Crisis grows for young, Black men, but have we had enough?

Phillip Jackson of the Chicago-based Black Star Project was not surprised at the numbers. Black boys are in school, but a failing educational system that does not adequately prepare them with skills and high dropout rates have resulted in violence and Black communities becoming “economic wastelands,” he pointed out.

The national high school graduation rate for Black male students was 52 percent compared to 78 percent for White, non-Latino males in 2009-2010, according to the The Urgency of Now: The 2012 Schott 50 State Report on Public Education and Black Males. In Illinois, the number was 47 percent for Black males. Young, Black men were suspended or expelled from school at a disproportionately higher rate than their White counterparts, often for similar infractions or minor disciplinary issues. Suspended students are more likely to drop out or come into contact with the juvenile justice system. Suspensions then become the gateway to the “school to prison pipeline”.
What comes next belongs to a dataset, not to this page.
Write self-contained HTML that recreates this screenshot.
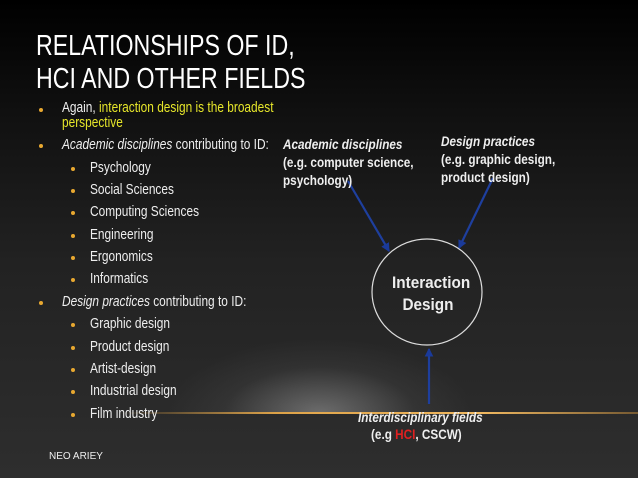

On Jan. 8, U.S. Secretary of Education Arne Duncan rolled out the Obama administration’s recommendations for new “nondiscriminatory” school discipline policies. What immediate or long term impact means for Black male students’ is not known. 

Right now, choices for young, Black men are limited said Mr. Jackson, whose organization provides educational and training programs for Black youth, including academic tutoring. There is nothing new or startling about the 92 percent unemployment rate of Chicago’s Black male teens he added.